Monday, July 6, 2015

I Can Help

Olajide has been sick most of the weekend and I informed the owners of the hotel (Benjamin and Sandrine) that Olajide would be in the room again today.  We had two home visits scheduled this morning and we were a little concerned about communication.  While I was explaining this, one of the employees came over and said "I can help."  This was Norman's first day on the job at Flor de Sarta and he was so eager to help!  This is the true, authentic Nicaraguan hospitality!  Norman is fluent in Spanish and English but has no knowledge of sign language but liked learning about it.  Sandrine wanted to help too so she did Norman's job while Norman came with us on visits and Olajide tried to rest.  We gave him rave reviews and told the bosses to keep him!  ;-)
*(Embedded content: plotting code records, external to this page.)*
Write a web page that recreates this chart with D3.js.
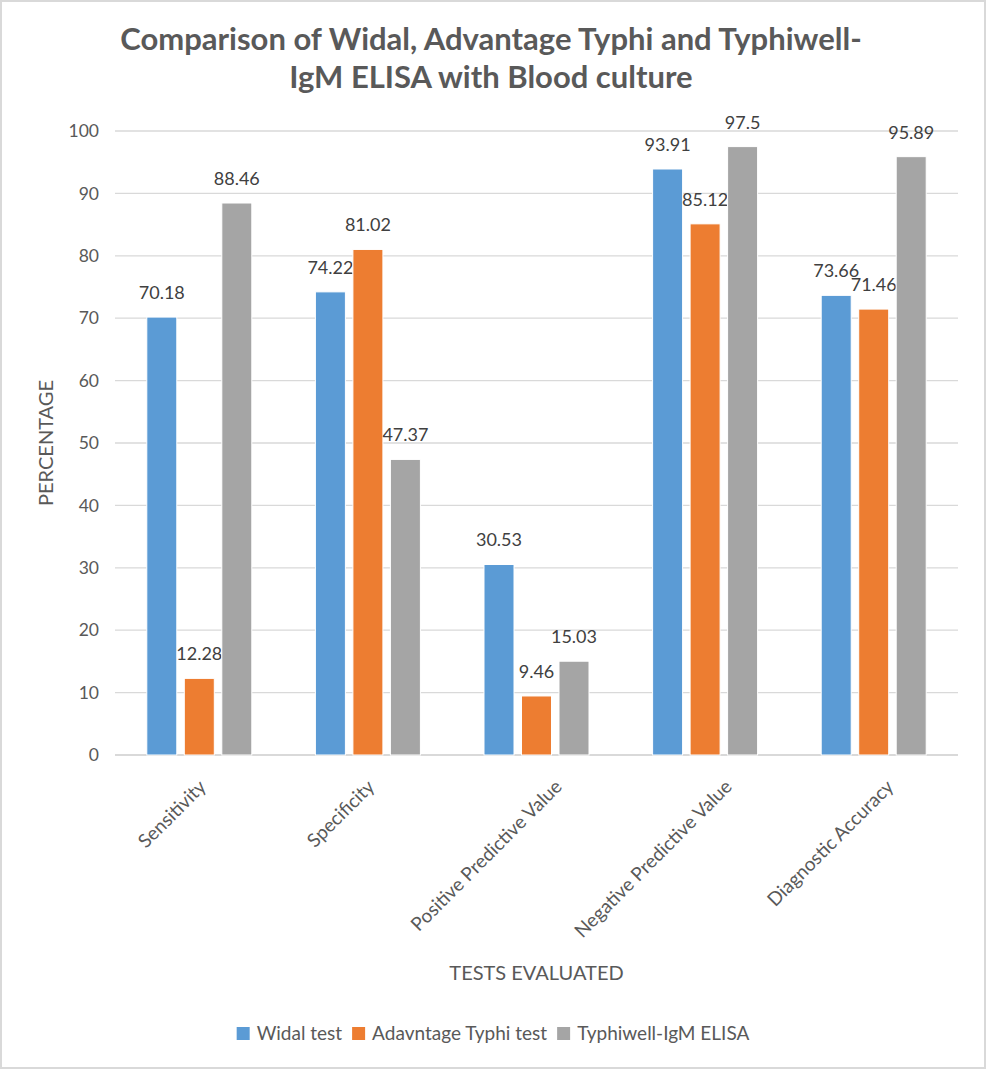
<!DOCTYPE html>
<html>
<head>
<meta charset="utf-8">
<script src="https://cdn.jsdelivr.net/npm/d3@7"></script>
<style>
  html, body { margin: 0; padding: 0; background: #fff; }
  svg { display: block; font-family: Lato, "Open Sans", sans-serif; }
</style>
</head>
<body>
<div id="chart"></div>
<script>
const categories = ["Sensitivity", "Specificity", "Positive Predictive Value", "Negative Predictive Value", "Diagnostic Accuracy"];
const seriesNames = ["Widal test", "Adavntage Typhi test", "Typhiwell-IgM ELISA"];
const widal = [70.18, 74.22, 30.53, 93.91, 73.66];
const advantage = [12.28, 81.02, 9.46, 85.12, 71.46];
const typhiwell = [88.46, 47.37, 15.03, 97.5, 95.89];
const yTicks = [0, 10, 20, 30, 40, 50, 60, 70, 80, 90, 100];
const colors = ["#5b9bd5", "#ed7d31", "#a5a5a5"];

const series = [widal, advantage, typhiwell];

const width = 986;
const height = 1069;
const margin = {top: 131, right: 28, bottom: 314, left: 115};

const svg = d3.select("#chart").append("svg")
  .attr("width", width)
  .attr("height", height)
  .attr("viewBox", [0, 0, width, height]);

// outer frame
svg.append("rect")
  .attr("x", 1).attr("y", 1)
  .attr("width", width - 2).attr("height", height - 2)
  .attr("fill", "#fff")
  .attr("stroke", "#d9d9d9")
  .attr("stroke-width", 2);

const x = d3.scaleBand()
  .domain(categories)
  .range([margin.left, width - margin.right]);

const x1 = d3.scaleBand()
  .domain(d3.range(series.length))
  .range([0, 105])
  .paddingInner(0.2);

const y = d3.scaleLinear()
  .domain([0, 100])
  .range([height - margin.bottom, margin.top]);

// gridlines
svg.append("g")
  .selectAll("line")
  .data(yTicks)
  .join("line")
  .attr("x1", margin.left)
  .attr("x2", width - margin.right)
  .attr("y1", d => y(d))
  .attr("y2", d => y(d))
  .attr("stroke", "#d9d9d9")
  .attr("stroke-width", d => d === 0 ? 2 : 1.3);

// y axis labels
const yAxis = svg.append("g")
  .attr("transform", `translate(${margin.left - 16},0)`)
  .call(d3.axisLeft(y).tickValues(yTicks).tickSize(0).tickPadding(0));
yAxis.select(".domain").remove();
yAxis.selectAll("text")
  .attr("fill", "#595959")
  .attr("font-size", 17.5)
  .attr("font-family", "Lato, sans-serif");

// bars
const groupOffset = (x.bandwidth() - x1.range()[1]) / 2;
const groups = svg.append("g")
  .selectAll("g")
  .data(series)
  .join("g")
  .attr("fill", (d, i) => colors[i]);

groups.selectAll("rect")
  .data((d, i) => d.map((v, j) => ({v, i, j})))
  .join("rect")
  .attr("x", d => x(categories[d.j]) + groupOffset + x1(d.i))
  .attr("width", x1.bandwidth())
  .attr("y", d => y(d.v))
  .attr("height", d => y(0) - y(d.v))
  .attr("stroke", "#fff")
  .attr("stroke-width", 1);

// data labels
groups.selectAll("text")
  .data((d, i) => d.map((v, j) => ({v, i, j})))
  .join("text")
  .attr("x", d => x(categories[d.j]) + groupOffset + x1(d.i) + x1.bandwidth() / 2)
  .attr("y", d => y(d.v) - 18)
  .attr("text-anchor", "middle")
  .attr("fill", "#404040")
  .attr("font-size", 18)
  .text(d => d.v);

// x axis labels (rotated, end anchored near the category centre)
svg.append("g")
  .selectAll("text")
  .data(categories)
  .join("text")
  .attr("text-anchor", "end")
  .attr("fill", "#595959")
  .attr("font-size", 19)
  .text(d => d)
  .attr("transform", function(d) {
    const len = this.getComputedTextLength();
    return `translate(${x(d) + x.bandwidth() / 2 - 6 + 0.16 * len},${y(0) + 33}) rotate(-45)`;
  });

// axis titles
svg.append("text")
  .attr("x", (margin.left + width - margin.right) / 2)
  .attr("y", 980)
  .attr("text-anchor", "middle")
  .attr("fill", "#595959")
  .attr("font-size", 20)
  .text("TESTS EVALUATED");

svg.append("text")
  .attr("transform", `translate(53,${(y(0) + y(100)) / 2}) rotate(-90)`)
  .attr("text-anchor", "middle")
  .attr("fill", "#595959")
  .attr("font-size", 20)
  .text("PERCENTAGE");

// title
const title = svg.append("text")
  .attr("text-anchor", "middle")
  .attr("fill", "#595959")
  .attr("font-size", 31)
  .attr("font-weight", "bold");
title.append("tspan").attr("x", width / 2 - 2).attr("y", 50).text("Comparison of Widal, Advantage Typhi and Typhiwell-");
title.append("tspan").attr("x", width / 2 - 2).attr("y", 88).text("IgM ELISA with Blood culture");

// legend
const legend = svg.append("g");
const items = legend.selectAll("g")
  .data(seriesNames)
  .join("g");
items.append("rect")
  .attr("width", 13).attr("height", 13)
  .attr("y", -13)
  .attr("fill", (d, i) => colors[i]);
items.append("text")
  .attr("x", 20)
  .attr("fill", "#595959")
  .attr("font-size", 19)
  .text(d => d);

let lx = 0;
items.each(function() {
  const w = this.querySelector("text").getComputedTextLength();
  d3.select(this).attr("transform", `translate(${lx},0)`);
  lx += 20 + w + 10;
});
lx -= 10;
legend.attr("transform", `translate(${(width - lx) / 2},1040)`);
</script>
</body>
</html>
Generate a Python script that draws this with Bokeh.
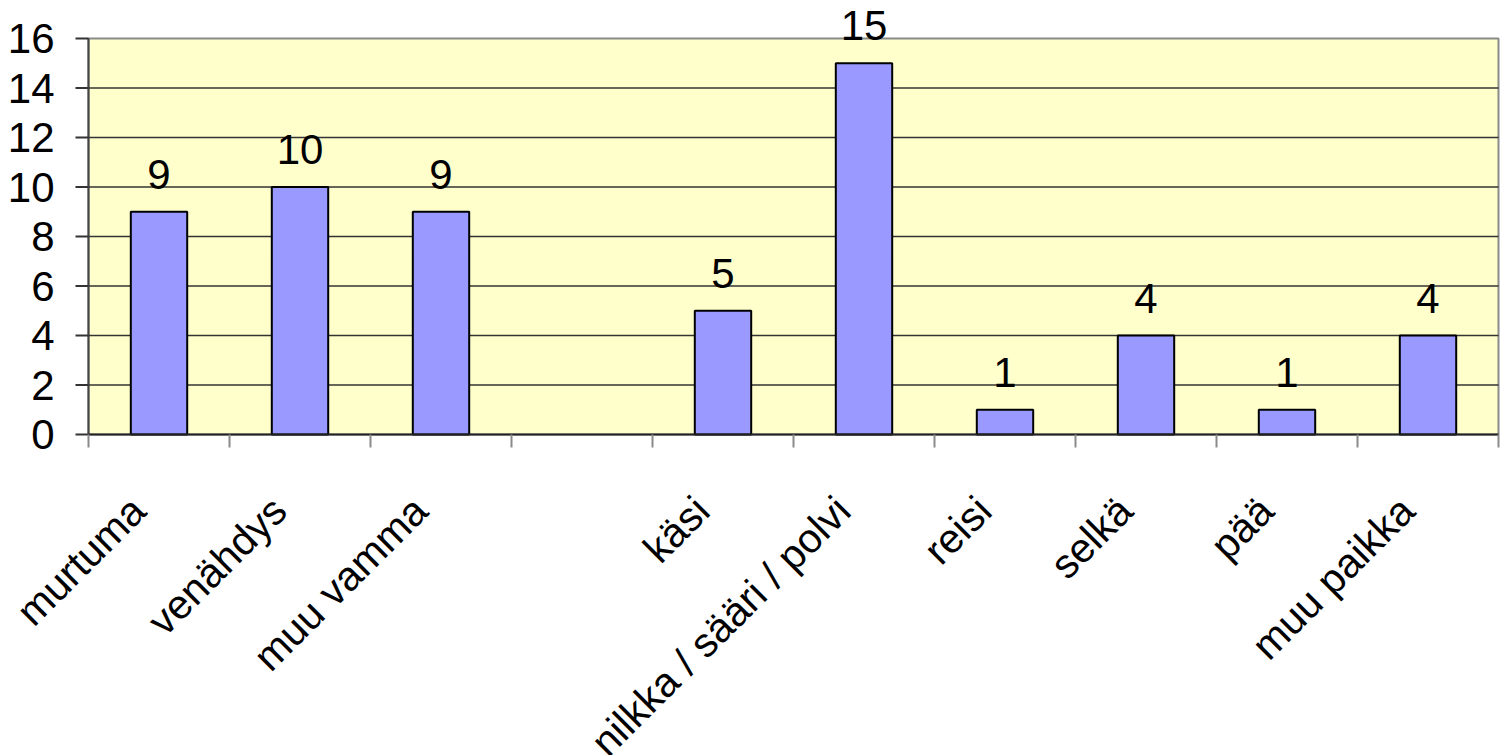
import math
from bokeh.plotting import figure
from bokeh.models import Range1d, ColumnDataSource, LabelSet
from bokeh.core.properties import value
from bokeh.embed import file_html
from bokeh.resources import INLINE

categories = ["murtuma", "venähdys", "muu vamma", "", "käsi",
              "nilkka / sääri / polvi", "reisi", "selkä", "pää", "muu paikka"]
values = [9, 10, 9, None, 5, 15, 1, 4, 1, 4]
y_ticks = [0, 2, 4, 6, 8, 10, 12, 14, 16]

FONT = "Liberation Sans"
FS = "42px"
FS_CAT = "41px"

# layout (pixels)
W, H = 1500, 755
FRAME_LEFT, FRAME_RIGHT = 88, 1498
FRAME_TOP, FRAME_BOTTOM = 38, 434
n = len(categories)
Y_MAX = y_ticks[-1]
PY = (FRAME_BOTTOM - FRAME_TOP) / Y_MAX      # px per y unit
PXX = (FRAME_RIGHT - FRAME_LEFT) / n         # px per category

xs = [i + 0.5 for i, v in enumerate(values) if v is not None]
tops = [v for v in values if v is not None]
src = ColumnDataSource(dict(x=xs, top=tops, label=[str(v) for v in tops]))

cat_names = [c for c in categories if c]
cat_src = ColumnDataSource(dict(
    x=[i + 0.5 - 37 / PXX for i, c in enumerate(categories) if c],
    y=[-53 / PY] * len(cat_names),
    text=cat_names))

ytick_src = ColumnDataSource(dict(
    x=[-(13 + 21) / PXX] * len(y_ticks), y=y_ticks,
    text=[str(t) for t in y_ticks]))

p = figure(width=W, height=H, output_backend="svg", toolbar_location=None,
           title=None, x_axis_location=None, y_axis_location=None,
           x_range=Range1d(-FRAME_LEFT / PXX, (W - FRAME_LEFT) / PXX),
           y_range=Range1d(-(H - FRAME_BOTTOM) / PY, Y_MAX + FRAME_TOP / PY))
p.min_border = 0
p.background_fill_color = "white"
p.border_fill_color = "white"
p.outline_line_color = None
p.grid.visible = False

# plot area (yellow, with grey border)
p.quad(left=0, right=n, bottom=0, top=Y_MAX, fill_color="#FFFFCC",
       line_color="#8a8a8a", line_width=2)

# horizontal grid lines (inner ones; the top one is the plot-area border)
inner = y_ticks[1:-1]
p.segment(x0=[0] * len(inner), y0=inner, x1=[n] * len(inner), y1=inner,
          line_color="#333333", line_width=1.5)

# y axis line and ticks
p.segment(x0=[0], y0=[0], x1=[0], y1=[Y_MAX], line_color="#444444", line_width=2)
p.segment(x0=[0] * len(y_ticks), y0=y_ticks, x1=[-13 / PXX] * len(y_ticks), y1=y_ticks,
          line_color="#333333", line_width=2)

# bars
p.vbar(x="x", top="top", bottom=0, width=0.4, source=src,
       fill_color="#9999FF", line_color="black", line_width=2)

# category axis: line at zero, ticks at category boundaries
bx = list(range(n + 1))
p.segment(x0=[0], y0=[0], x1=[n], y1=[0], line_color="#222222", line_width=2)
p.segment(x0=bx, y0=[0] * (n + 1), x1=bx, y1=[-13 / PY] * (n + 1),
          line_color="#8a8a8a", line_width=2)

p.add_layout(LabelSet(x="x", y="top", text="label", source=src,
                      text_align="center", text_baseline="alphabetic", y_offset=23,
                      text_font=value(FONT), text_font_size=FS, text_color="black"))

p.add_layout(LabelSet(x="x", y="y", text="text", source=cat_src,
                      angle=math.pi / 4, text_align="right", text_baseline="top",
                      text_font=value(FONT), text_font_size=FS_CAT, text_color="black"))

p.add_layout(LabelSet(x="x", y="y", text="text", source=ytick_src,
                      text_align="right", text_baseline="middle",
                      text_font=value(FONT), text_font_size=FS, text_color="black"))

open("out.html", "w").write(file_html(p, INLINE))
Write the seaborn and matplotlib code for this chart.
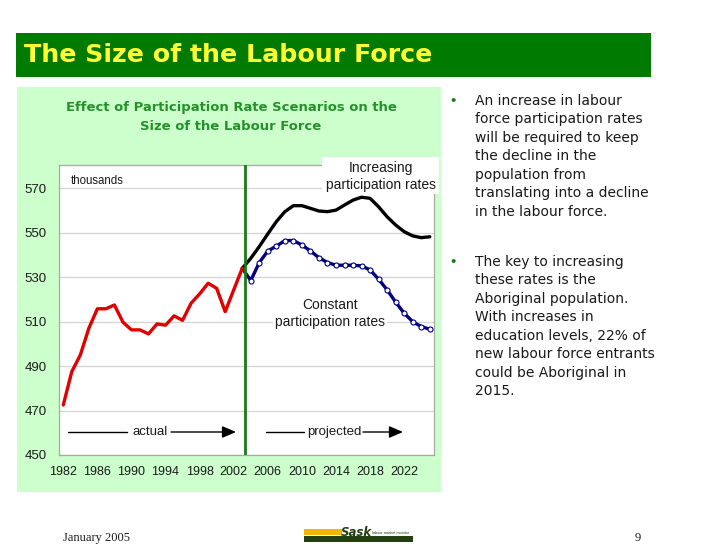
import matplotlib
matplotlib.use('Agg')
import matplotlib.pyplot as plt
import seaborn as sns
import pandas as pd
import numpy as np
from matplotlib.patches import Rectangle
from matplotlib.lines import Line2D

W, H = 702, 558

# ---------------- data ----------------
actual_years = list(range(1982, 2004))
actual_values = [472.5, 487.5, 495.0, 507.0, 515.8, 515.8, 517.5, 509.8, 506.3, 506.3,
                 504.5, 509.0, 508.4, 512.6, 510.6, 518.3, 522.5, 527.3, 525.0, 514.5,
                 524.3, 534.0]
proj_years = list(range(2003, 2026))
increasing_values = [534.0, 538.5, 543.8, 549.5, 555.0, 559.5, 562.2, 562.2, 561.0, 559.8,
                     559.5, 560.2, 562.5, 564.7, 566.0, 565.5, 561.7, 557.2, 553.5, 550.5,
                     548.6, 547.8, 548.2]
constant_values = [534.0, 528.5, 536.6, 541.8, 544.0, 546.5, 546.5, 544.5, 541.8, 538.8,
                   536.6, 535.4, 535.4, 535.4, 535.1, 533.3, 529.1, 524.3, 518.8, 513.8,
                   510.0, 507.8, 506.6]
y_ticks = [450, 470, 490, 510, 530, 550, 570]
x_ticks = list(range(1982, 2023, 4))
split_year = 2003.3

slide_title = "The Size of the Labour Force"
chart_title = ["Effect of Participation Rate Scenarios on the", "Size of the Labour Force"]
bullet1 = ("An increase in labour\nforce participation rates\nwill be required to keep\n"
           "the decline in the\npopulation from\ntranslating into a decline\nin the labour force.")
bullet2 = ("The key to increasing\nthese rates is the\nAboriginal population.\nWith increases in\n"
           "education levels, 22% of\nnew labour force entrants\ncould be Aboriginal in\n2015.")

# ---------------- style ----------------
sns.set_theme(style='white')
plt.rcParams['font.family'] = ['Liberation Sans', 'DejaVu Sans']

fig = plt.figure(figsize=(W / 100, H / 100), dpi=100)
fig.patch.set_facecolor('white')
renderer = fig.canvas.get_renderer()


def fx(x):
    return x / W


def fy(y):
    return 1 - y / H


def rect(x0, y0, x1, y1, color, z=-5):
    fig.add_artist(Rectangle((fx(x0), fy(y1)), (x1 - x0) / W, (y1 - y0) / H,
                             transform=fig.transFigure, facecolor=color,
                             edgecolor='none', zorder=z))


def fit(t, width_px):
    bb = t.get_window_extent(renderer)
    t.set_fontsize(t.get_fontsize() * width_px / bb.width)
    return t


# background panels
rect(16, 33, 651, 77, '#007A00')
rect(17, 87, 441, 492, '#CCFFCC')

# slide title
t = fig.text(fx(24), fy(55), slide_title, color='#FFFF33', fontsize=16, weight='bold',
             family=['DejaVu Sans'], ha='left', va='center')
fit(t, 408)

# chart title
for i, line in enumerate(chart_title):
    t = fig.text(fx(231), fy(108 + 18 * i), line, color='#23902A', fontsize=9, weight='bold',
                 family=['DejaVu Sans'], ha='center', va='center')
    if i == 0:
        fit(t, 328)
        fs_title = t.get_fontsize()
    else:
        t.set_fontsize(fs_title)

# ---------------- axes ----------------
ax = fig.add_axes([fx(59), fy(455), (434 - 59) / W, (455 - 165) / H])
ax.set_facecolor('white')

df_actual = pd.DataFrame({'year': actual_years, 'value': actual_values})
df_inc = pd.DataFrame({'year': proj_years, 'value': increasing_values})
df_con = pd.DataFrame({'year': proj_years, 'value': constant_values})

sns.lineplot(data=df_inc, x='year', y='value', color='black', lw=2.4, ax=ax, zorder=3)
sns.lineplot(data=df_con, x='year', y='value', color='#000080', lw=2.4, ax=ax, zorder=4,
             marker='o', markersize=3.6, markerfacecolor='white', markeredgecolor='#000080',
             markeredgewidth=0.8, markevery=list(range(1, len(proj_years))))
sns.lineplot(data=df_actual, x='year', y='value', color='#E00000', lw=2.4, ax=ax, zorder=5)
ax.axvline(split_year, color='#187A18', lw=2.0, zorder=6)

ax.set_xlim(1981.5, 2025.5)
ax.set_ylim(450, 580.5)
ax.set_xlabel('')
ax.set_ylabel('')
ax.set_yticks(y_ticks)
ax.set_xticks(x_ticks)
ax.set_xticklabels([str(v) for v in x_ticks])
ax.set_xticks(np.arange(1981.5, 2026, 1), minor=True)
ax.yaxis.grid(True, color='#D4D4D4', lw=0.9)
ax.set_axisbelow(True)
for s in ax.spines.values():
    s.set_color('#A8A8A8')
    s.set_linewidth(0.9)
ax.tick_params(axis='y', length=4, width=0.8, color='#A8A8A8', pad=5,
               labelsize=9.5, labelcolor='#1A1A1A')
ax.tick_params(axis='x', which='major', length=0, pad=8, labelsize=9, labelcolor='#1A1A1A')
ax.tick_params(axis='x', which='minor', length=3, width=0.8, color='#A8A8A8', direction='out')
for lab in ax.get_xticklabels():
    lab.set_family(['Liberation Sans Narrow', 'Liberation Sans'])

# ---------------- annotations ----------------
fig.text(fx(71), fy(181), 'thousands', fontsize=8.3, color='#1A1A1A', ha='left', va='center')
rect(322, 157, 439, 194, 'white', z=7)
fig.text(fx(381), fy(176.5), 'Increasing\nparticipation rates', fontsize=10, color='#1A1A1A',
         ha='center', va='center', multialignment='center', zorder=8)
fig.text(fx(330), fy(313.5), 'Constant\nparticipation rates', fontsize=10, color='#1A1A1A',
         ha='center', va='center', multialignment='center', zorder=8,
         bbox=dict(facecolor='white', edgecolor='none', pad=1.5))

# actual / projected arrows
ya = 432
for (x0, x1) in [(68, 127), (266, 304)]:
    fig.add_artist(Line2D([fx(x0), fx(x1)], [fy(ya), fy(ya)], transform=fig.transFigure,
                          color='black', lw=1.0, zorder=8))
for (x0, x1) in [(171, 236), (363, 403)]:
    ax.annotate('', xy=(fx(x1), fy(ya)), xytext=(fx(x0), fy(ya)), xycoords='figure fraction',
                textcoords='figure fraction', annotation_clip=False,
                arrowprops=dict(arrowstyle='-|>,head_length=0.7,head_width=0.3',
                                color='black', lw=1.0, shrinkA=0, shrinkB=0), zorder=8)
fig.text(fx(150), fy(ya), 'actual', fontsize=9.5, color='#1A1A1A', ha='center', va='center')
fig.text(fx(334), fy(ya), 'projected', fontsize=9.5, color='#1A1A1A', ha='center', va='center')

# ---------------- bullets ----------------
tb1 = fig.text(fx(475), fy(94), bullet1, fontsize=10, color='#1A1A1A', ha='left', va='top',
               family=['DejaVu Sans'], linespacing=1.4)
fit(tb1, 173)
fsb = tb1.get_fontsize()
tb1.set_linespacing(19.4 / (fsb * 100 / 72))
tb2 = fig.text(fx(475), fy(255), bullet2, fontsize=fsb, color='#1A1A1A', ha='left', va='top',
               family=['DejaVu Sans'], linespacing=19.4 / (fsb * 100 / 72))
for yb in (101, 262):
    fig.text(fx(453), fy(yb), '\u2022', fontsize=11, color='#1E7A1E', ha='center', va='center')

# ---------------- footer ----------------
fig.text(fx(63), fy(538), 'January 2005', fontsize=9, family=['Liberation Serif'],
         color='#1A1A1A', ha='left', va='center')
fig.text(fx(638), fy(538), '9', fontsize=9, family=['Liberation Serif'],
         color='#1A1A1A', ha='center', va='center')
rect(304, 529, 342, 535, '#F2B705', z=1)
rect(304, 536, 413, 542, '#243F12', z=1)
fig.text(fx(341), fy(532), 'Sask', fontsize=8.5, weight='bold', style='italic',
         color='#243F12', ha='left', va='center', family=['DejaVu Sans'])
fig.text(fx(372), fy(533), 'labour market monitor', fontsize=2.8, color='#243F12',
         ha='left', va='center')

fig.savefig('out.png', dpi=100, facecolor='white')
Norman did a great job translating for us today! 

The two visits today were very different again.  We walked into Yadir's home through the back yard where several men were welding. In the house we sat on the usual plastic chairs and had a wonderful conversation with Yadir, his mom, grandma, two younger sisters and his aunt.  While his mom sees Yadir as having skills in math and computers she will not let him play in the street as she is worried about drugs and gangs.  Yadir's younger sisters are able to sign better with him than the adults and mom is not able to go to the sign language classes because she works at the supermarket.  From my perspective, Yadir has been eager to learn at school and has great potential.  However, his mom was concerned that her son has never mentioned this professora from the United States and had no idea we had been there all last week.

Juan's dad expresses his many concerns about raising a deaf child.

The second visit was a little more complicated.  Juan has been with us at the school since the very first day but his attendance has been sporadic.  When he was seven years old, Juan's mother died from AIDS and Juan must have expensive medications along with Ensure fortified milk to maintain his health.  There are 12 people who live in the house and not nearly enough food.  We were fortunate to visit with Juan's dad who happened to be home today.  He will be leaving for Costa Rica this week in search of work.  His dad does not know sign language and fears Juan does not feel loved.  Does Juan know that his mother died or does he think she abandoned him?  Without language, the answer is unclear.  As his dad leaves (again) in search of work, who will take care of Juan and make sure he goes to school?  Juan is now 13 and is always hungry.  He does not have a sturdy grasp of math or reading which makes his dad wonder if Juan will be more easily persuaded to join a gang.

Yadir is a confident young man!
Juan has so much undeveloped potential.
 I sure hope that we are funded with the Rotary Global grant so we can create dictionaries specifically for families to use.  Hopefully I'll be like Norman today and be able to say to the families  "I Can Help."